Mrs Vergo said: "One of the reasons for its growth is that people have come to rely too much on antibiotics. There is an expectation you will get antibiotics to cure every ill.
"Within the hospital we are trying to curtail our use of antibiotics and have stopped using certain types."
The figures obtained by the Star also show that, at the end of December, four out of eight patients in the intensive care unit tested positive for the bug.
Mrs Vergo said this is not unusual because they are the most vulnerable patients.
She said: "There are very stringent infection control procedures in place on the unit because the patients here are amongst the most vulnerable. The risk factor for any infection is high.
"There is very good environmental cleanliness but we are pushed for space because there is so much equipment. This should all change when the Garrett Anderson Centre opens."
Concerns were also raised at the end of last year when it was revealed extra beds had had to be placed on some wards.
Mrs Collins said: "If you can increase space between patients then it makes it much easier to get round to clean. Having extra beds in wards is far from ideal but an extra bed never goes up in this organisation unless we know when it's coming down. They are taken down as quickly as possible."
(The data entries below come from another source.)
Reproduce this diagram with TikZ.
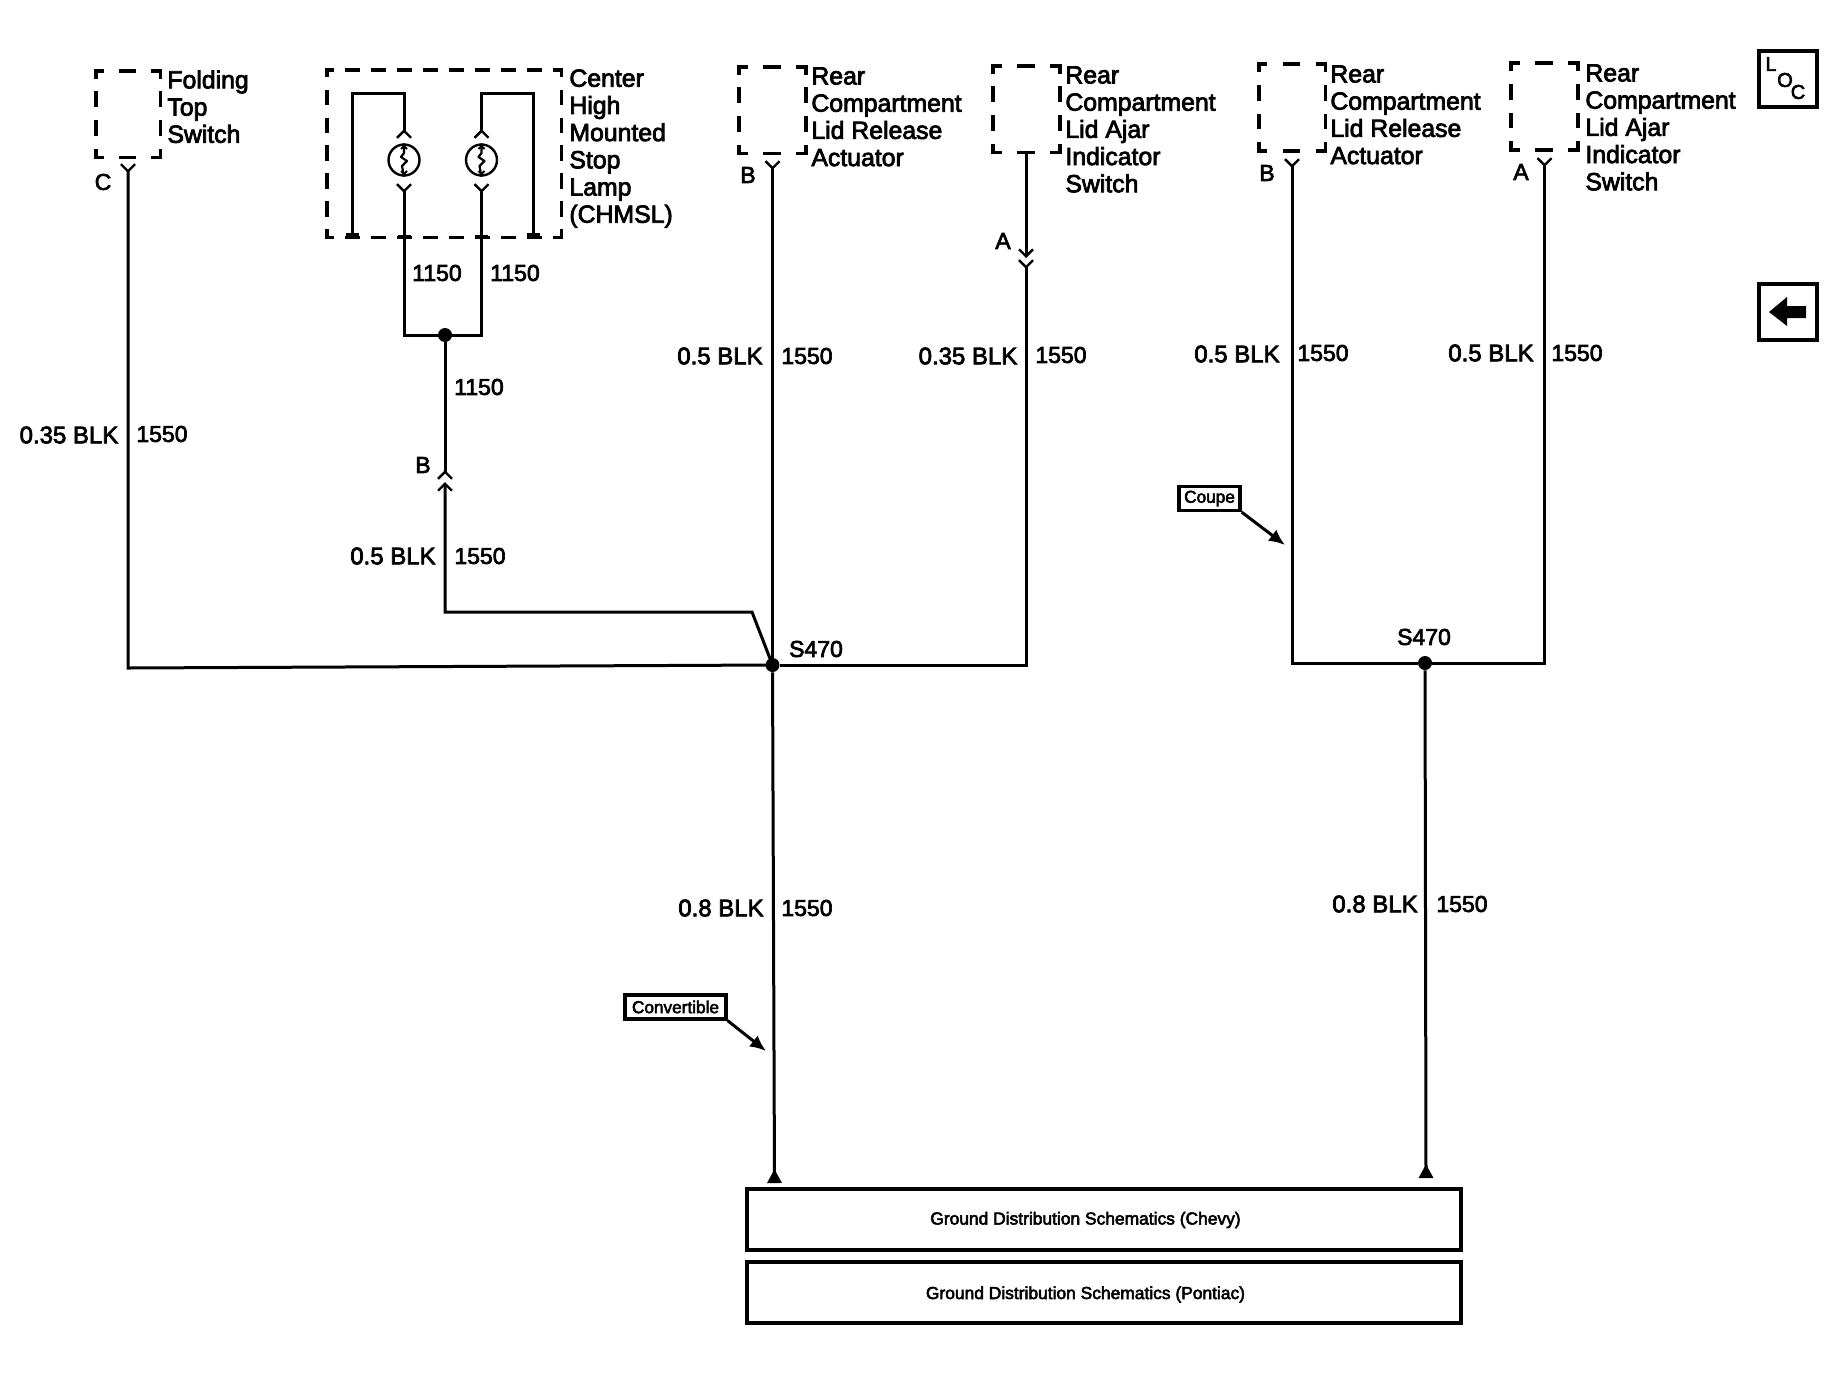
\documentclass[tikz,border=0pt]{standalone}
\usepackage{fontspec}
\setmainfont[FakeBold=3]{Liberation Sans}
\usetikzlibrary{arrows.meta, bending}
\tikzset{
    wire/.style={line width=1.5pt},
    pin/.tip={Straight Barb[reversed, length=3.5pt, width=7pt, line width=1.2pt]},
    barb/.tip={Straight Barb[length=3.5pt, width=7pt, line width=1.2pt]},
    earth/.tip={Triangle[reversed, length=7pt, width=7pt]},
    bar/.tip={Bar[width=6.5pt, line width=1.8pt]},
    part/.style={inner sep=0pt},
    partline/.style={line width=1.9pt, line cap=rect},
    partname/.style={anchor=north west, inner sep=0pt, align=left,
        font=\fontsize{12.4}{13.6}\selectfont},
    wirelabel/.style={inner sep=0pt, font=\fontsize{11.5}{13}\selectfont},
    sizelabel/.style={inner sep=0pt, font=\fontsize{12}{13}\selectfont},
    splice/.style={circle, fill, inner sep=0pt, minimum size=7pt},
    lamp/.style={circle, draw, line width=1.2pt, inner sep=0pt, minimum size=15.5pt},
    tag/.style={draw, line width=1.6pt, inner sep=0pt, minimum height=12pt,
        font=\fontsize{8.6}{10}\selectfont},
    refbox/.style={draw, line width=2pt, inner sep=0pt, minimum width=357pt, minimum height=30.5pt},
    reftext/.style={inner sep=0pt, font=\fontsize{8.7}{10}\selectfont},
    navbox/.style={draw, line width=1.8pt, inner sep=0pt, minimum width=29pt, minimum height=28pt},
    tagarrow/.style={line width=1.5pt, -{Latex[length=8pt, width=7pt]}}
}

\begin{document}
\begin{tikzpicture}[x=0.5pt, y=-0.5pt]
    \useasboundingbox (0,0) rectangle (1834,1392);

    % parts
    \foreach \name/\cx/\cy/\bw/\bh/\nw/\nh in {
            folding/128/114/32/43/2/3,
            chmsl/444/153.5/117/83.5/9/6,
            releaseA/772.5/110/33/43/2/3,
            ajarA/1026.5/109/33/43/2/3,
            releaseB/1292/107.5/33/43/2/3,
            ajarB/1544.5/106.5/33/43/2/3} {
        \node[part, minimum width=\bw pt, minimum height=\bh pt] (\name) at (\cx,\cy) {};
        \pgfmathsetmacro\onw{0.42*\bw/\nw}
        \pgfmathsetmacro\offw{0.58*\bw/\nw}
        \pgfmathsetmacro\phw{\onw/2}
        \pgfmathsetmacro\onh{0.42*\bh/\nh}
        \pgfmathsetmacro\offh{0.58*\bh/\nh}
        \pgfmathsetmacro\phh{\onh/2}
        \draw[partline, dash pattern=on \onw pt off \offw pt, dash phase=\phw pt]
            (\name.north west) -- (\name.north east)
            (\name.south west) -- (\name.south east);
        \draw[partline, dash pattern=on \onh pt off \offh pt, dash phase=\phh pt]
            (\name.north west) -- (\name.south west)
            (\name.north east) -- (\name.south east);
    }

    % part names
    \node[partname] (foldingName) at (167,70) {Folding\\Top\\Switch};
    \node[partname] (chmslName) at (569,69) {Center\\High\\Mounted\\Stop\\Lamp\\(CHMSL)};
    \node[partname] (releaseAName) at (811,67) {Rear\\Compartment\\Lid Release\\Actuator};
    \node[partname] (ajarAName) at (1065,66) {Rear\\Compartment\\Lid Ajar\\Indicator\\Switch};
    \node[partname] (releaseBName) at (1330,65) {Rear\\Compartment\\Lid Release\\Actuator};
    \node[partname] (ajarBName) at (1585,64) {Rear\\Compartment\\Lid Ajar\\Indicator\\Switch};

    % junctions and lamps
    \node[splice] (splice1150) at (445,335) {};
    \node[splice] (spliceA) at (772.5,665) {};
    \node[splice] (spliceB) at (1425,663) {};
    \node[lamp] (lampA) at (404,160) {};
    \node[lamp] (lampB) at (481.5,160) {};

    \foreach \lampname/\x in {lampA/404, lampB/481.5} {
        \draw[line width=1.1pt, line join=round]
            (\lampname.north) -- (\x,153) -- (\x-3,157) -- (\x+3,161) -- (\x-2,166) -- (\lampname.south);
        \draw[line width=.9pt] (\x-3,149) -- (\x,146) -- (\x+3,149)
            (\x-3,171) -- (\x,174) -- (\x+3,171);
    }

    % free wire ends
    \foreach \name/\x/\y in {
            foldingPin/128/163,
            lampATop/404/139, lampABot/404/183, lampBTop/481.5/139, lampBBot/481.5/183,
            returnA/352/237, returnB/533/237,
            connBTop/445/480, connBBot/445/482, bendL/445/612, bendR/752/612,
            releaseAPin/772.5/160,
            ajarAPin/1026/152, connATop/1026/258, connABot/1026/259, ajarACorner/1026/665,
            foldingCorner/128/668,
            releaseBPin/1292/158, releaseBCorner/1292/663,
            ajarBPin/1544.5/157, ajarBCorner/1544.5/663,
            earthA/774.5/1183, earthB/1426/1178} {
        \coordinate (\name) at (\x,\y);
    }

    % lamp feeds
    \draw[wire, bar-pin] (returnA) |- (352,93) -| (lampATop);
    \draw[wire, bar-pin] (returnB) |- (533,93) -| (lampBTop);
    \draw[wire, pin-] (lampABot) |- (splice1150.center);
    \draw[wire, pin-] (lampBBot) |- (splice1150.center);
    \foreach \x in {404, 481.5} {
        \draw[line width=1.9pt] (\x-6.5,237) -- (\x+6.5,237);
    }

    % convertible
    \draw[wire, -pin] (splice1150) -- (connBTop);
    \draw[wire, -barb] (spliceA.center) -- (bendR) -- (bendL) -- (connBBot);
    \draw[wire, pin-] (foldingPin) -- (foldingCorner) -- (spliceA.center);
    \draw[wire, pin-] (releaseAPin) -- (spliceA);
    \draw[wire, -barb] (ajarAPin) -- (connATop);
    \draw[wire, pin-] (connABot) -- (ajarACorner) -- (spliceA);
    \draw[wire, -earth] (spliceA) -- (earthA);

    % coupe
    \draw[wire, pin-] (releaseBPin) -- (releaseBCorner) -- (spliceB);
    \draw[wire, pin-] (ajarBPin) -- (ajarBCorner) -- (spliceB);
    \draw[wire, -earth] (spliceB) -- (earthB);

    % wire labels
    \foreach \name/\x/\y/\txt in {
            pinC/103/182/C, connB/423/465/B, pinBa/748/175/B, connA/1003/241/A,
            pinBb/1267/173/B, pinAb/1521/172/A,
            num1a/437/273/1150, num1b/515/273/1150, num1c/479/387/1150,
            numFold/162/434/1550, numCh/480/556/1550,
            numRelA/807/356/1550, numAjA/1061/355/1550,
            numRelB/1323/353/1550, numAjB/1577/353/1550,
            spliceAName/816/649/S470, spliceBName/1424/637/S470,
            numGndA/807/908/1550, numGndB/1462/904/1550} {
        \node[wirelabel] (\name) at (\x,\y) {\txt};
    }
    \foreach \name/\x/\y/\txt in {
            sizeFold/69/435/0.35 BLK, sizeCh/393/556/0.5 BLK,
            sizeRelA/720/356/0.5 BLK, sizeAjA/968/356/0.35 BLK,
            sizeRelB/1237/354/0.5 BLK, sizeAjB/1491/353/0.5 BLK,
            sizeGndA/721/908/0.8 BLK, sizeGndB/1375/904/0.8 BLK} {
        \node[sizelabel] (\name) at (\x,\y) {\txt};
    }

    % option tags
    \node[tag, minimum width=50.5pt] (convertible) at (675.5,1007) {Convertible};
    \node[tag, minimum width=30.5pt] (coupe) at (1209.5,498.5) {Coupe};
    \coordinate (convertibleTip) at (766,1051);
    \coordinate (coupeTip) at (1285,545);
    \draw[tagarrow] (convertible.south east) -- (convertibleTip);
    \draw[tagarrow] (coupe.south east) -- (coupeTip);

    % schematics references
    \node[refbox, label={[reftext, xshift=-9pt, yshift=-0.5pt]center:Ground Distribution Schematics (Chevy)}] (chevy) at (1103.5,1219) {};
    \node[refbox, label={[reftext, xshift=-9pt, yshift=-1pt]center:Ground Distribution Schematics (Pontiac)}] (pontiac) at (1103.5,1292.5) {};

    % navigation
    \node[navbox] (locBox) at (1788,79) {};
    \node[inner sep=0pt, font=\fontsize{10}{12}\selectfont] (locL) at (1771,64) {L};
    \node[inner sep=0pt, font=\fontsize{10}{12}\selectfont] (locO) at (1785,80) {O};
    \node[inner sep=0pt, font=\fontsize{10}{12}\selectfont] (locC) at (1798,92) {C};
    \node[navbox] (backBox) at (1788,312) {};
    \fill (1769,312) -- (1787,297) -- (1787,306) -- (1806,306) -- (1806,318) -- (1787,318) -- (1787,326) -- cycle;
\end{tikzpicture}
\end{document}
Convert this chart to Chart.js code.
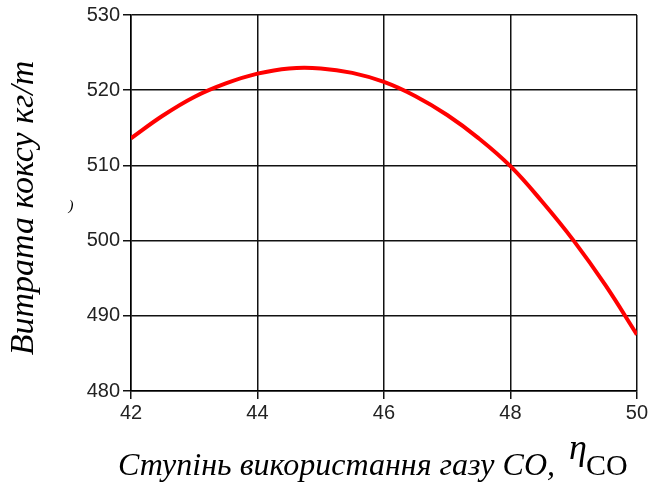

Have you or your family had experience of MRSA at Ipswich Hospital? Write to Your Letters, Evening Star, 30 Lower Brook Street, Ipswich, IP4 1AN or send us an e-mail to email@example.com
What is being done?
In the last 12 months the hospital has introduced a wide range of measures designed to help combat the infection:
The number of specialist infection control nurses has been increased from one to three. They provide advice, education and information and have link nurses on every ward.
Modern matrons have been introduced.
The antibiotics policy has been reviewed.
Housekeepers have been introduced,
New disposable curtains have been put up and wards deep-cleaned.
In the last fortnight large yellow signs have been placed above the entrances to all wards to encourage people to wash their hands.
A Clean Your Hands campaign is about to be launched: Aimed at encouraging everyone in the hospital to use the alcoholic hand rub that is placed around the wards. In the run-up to this the National Patient Safety Agency will be monitoring the use of hand gel throughout the hospital. Mrs Collins said: "It is about getting the message through to everyone from visitors to bed managers, to porters - everyone who may be moving germs into or around the hospital."